Royer was a criminal case — the issue was whether evidence got suppressed. But the same Fourth Amendment violation that invalidates a search can also expose officers to civil lawsuits. Under 42 U.S.C. § 1983, any person acting under color of state law who deprives someone of a constitutional right can be held personally liable for damages.{9Office of the Law Revision Counsel. 42 USC 1983 – Civil Action for Deprivation of Rights} That includes police officers who conduct unreasonable seizures.
Officers typically raise qualified immunity as a defense, arguing that the law was not “clearly established” at the time of their conduct. After Royer, however, the core principle that retaining someone’s documents and moving them to a private room without probable cause constitutes an illegal seizure is well established. An officer who repeats the exact conduct the Royer detectives used would have a difficult time claiming they didn’t know it was unconstitutional. Damages in a successful Section 1983 case can include compensation for lost income, emotional distress, and in cases of particularly reckless conduct, punitive damages.
More than forty years later, courts continue citing Florida v. Royer whenever they evaluate whether a police encounter has crossed the line from a consensual interaction into an unlawful detention.

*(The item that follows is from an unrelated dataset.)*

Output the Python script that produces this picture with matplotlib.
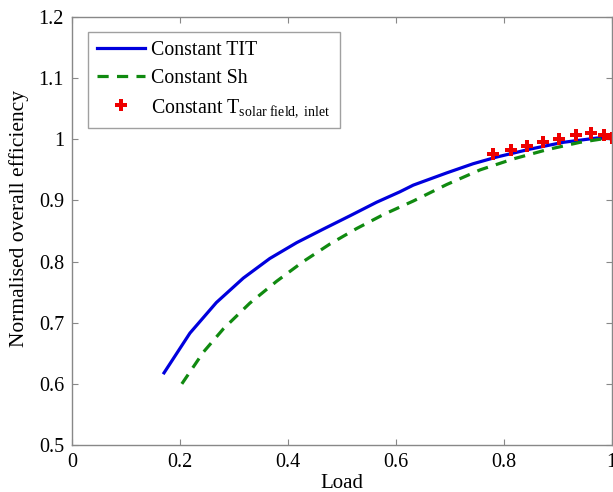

The decision gave lower courts a concrete checklist of coercive factors to weigh: retaining identification, holding travel documents, relocating the suspect, isolating them with officers, and failing to inform them of their right to leave. Stack enough of those together and the encounter becomes a seizure, regardless of whether the officer said the word “arrest.”

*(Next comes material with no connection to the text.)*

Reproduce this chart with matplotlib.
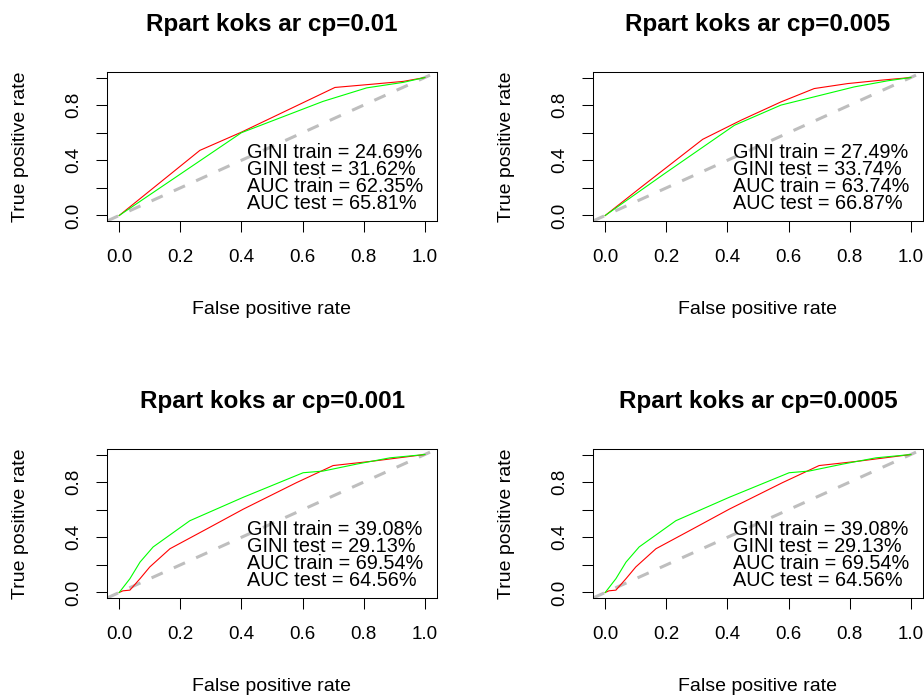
import matplotlib
matplotlib.use("Agg")
import matplotlib.pyplot as plt

plt.rcParams['font.family'] = ['Liberation Sans', 'DejaVu Sans']

# ROC points (fpr, tpr); red = test, green = train
titles = ["Rpart koks ar cp=0.01", "Rpart koks ar cp=0.005",
          "Rpart koks ar cp=0.001", "Rpart koks ar cp=0.0005"]

fpr_test_01 = [0, 0.264, 0.40, 0.706, 0.83, 0.93, 1.0]
tpr_test_01 = [0, 0.472, 0.604, 0.928, 0.952, 0.972, 1.0]
fpr_train_01 = [0, 0.40, 0.667, 0.81, 0.93, 1.0]
tpr_train_01 = [0, 0.60, 0.827, 0.925, 0.965, 1.0]

fpr_test_005 = [0, 0.118, 0.319, 0.444, 0.575, 0.684, 0.793, 0.90, 1.0]
tpr_test_005 = [0, 0.206, 0.552, 0.69, 0.823, 0.92, 0.956, 0.98, 1.0]
fpr_train_005 = [0, 0.194, 0.423, 0.575, 0.684, 0.815, 0.924, 1.0]
tpr_train_005 = [0, 0.303, 0.654, 0.80, 0.86, 0.932, 0.976, 1.0]

fpr_test_001 = [0, 0.012, 0.035, 0.068, 0.10, 0.166, 0.286, 0.406, 0.58, 0.70, 0.83, 0.94, 1.0]
tpr_test_001 = [0, 0.012, 0.017, 0.10, 0.185, 0.317, 0.46, 0.604, 0.796, 0.92, 0.952, 0.983, 1.0]
fpr_train_001 = [0, 0.035, 0.068, 0.111, 0.231, 0.406, 0.602, 0.667, 0.776, 0.886, 1.0]
tpr_train_001 = [0, 0.10, 0.22, 0.33, 0.52, 0.69, 0.868, 0.88, 0.93, 0.976, 1.0]

gini_train = [24.69, 27.49, 39.08, 39.08]
gini_test = [31.62, 33.74, 29.13, 29.13]
auc_train = [62.35, 63.74, 69.54, 69.54]
auc_test = [65.81, 66.87, 64.56, 64.56]

curves = [
    (fpr_test_01, tpr_test_01, fpr_train_01, tpr_train_01),
    (fpr_test_005, tpr_test_005, fpr_train_005, tpr_train_005),
    (fpr_test_001, tpr_test_001, fpr_train_001, tpr_train_001),
    (fpr_test_001, tpr_test_001, fpr_train_001, tpr_train_001),
]

W, H = 924, 697
fig = plt.figure(figsize=(W / 100, H / 100), dpi=100)

# panel boxes in pixels: left, top
boxes = [(107, 72), (593, 72), (107, 449), (593, 449)]
bw, bh = 330, 149

for i in range(4):
    left, top = boxes[i]
    ax = fig.add_axes([left / W, (H - top - bh) / H, bw / W, bh / H])
    ft, tt, fr, tr = curves[i]

    ax.axline((0, 0), (1, 1), color='#BEBEBE', lw=2.2, dashes=(4, 4), zorder=1)
    ax.plot(ft, tt, color='#FF0000', lw=0.8, zorder=2)
    ax.plot(fr, tr, color='#00FF00', lw=0.8, zorder=3)

    ax.set_xlim(-0.04, 1.04)
    ax.set_ylim(-0.04, 1.04)
    ax.set_xticks([0, 0.2, 0.4, 0.6, 0.8, 1.0])
    ax.set_xticklabels(['0.0', '0.2', '0.4', '0.6', '0.8', '1.0'])
    ax.set_yticks([0, 0.2, 0.4, 0.6, 0.8, 1.0])
    ax.set_yticklabels(['0.0', '', '0.4', '', '0.8', ''], rotation=90, va='center')
    ax.tick_params(axis='both', length=8, width=0.75, labelsize=13.5, color='black')
    ax.tick_params(axis='x', pad=12)
    ax.tick_params(axis='y', pad=10)
    for s in ax.spines.values():
        s.set_linewidth(0.75)

    ax.set_xlabel("False positive rate", fontsize=14, va='center')
    ax.xaxis.set_label_coords(0.5, -0.597)
    ax.set_ylabel("True positive rate", fontsize=14, va='center')
    ax.yaxis.set_label_coords(-0.262, 0.5)
    ax.set_title(titles[i], fontsize=17.5, fontweight='bold', y=1.322, va='center', pad=0)

    lines = [
        f"GINI train = {gini_train[i]:.2f}%",
        f"GINI test = {gini_test[i]:.2f}%",
        f"AUC train = {auc_train[i]:.2f}%",
        f"AUC test = {auc_test[i]:.2f}%",
    ]
    ys = [0.46, 0.335, 0.21, 0.085]
    for txt, yy in zip(lines, ys):
        ax.text(0.417, yy, txt, fontsize=14.3, ha='left', va='center')

fig.savefig("out.png", dpi=100)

For anyone stopped by police, the case carries a straightforward lesson. Officers can approach you and ask questions — and you can decline to answer. But if they take your identification, move you somewhere private, and never tell you that you’re free to go, what’s happening is a detention, not a conversation. And if they don’t have probable cause when they do it, anything they find as a result may be thrown out of court.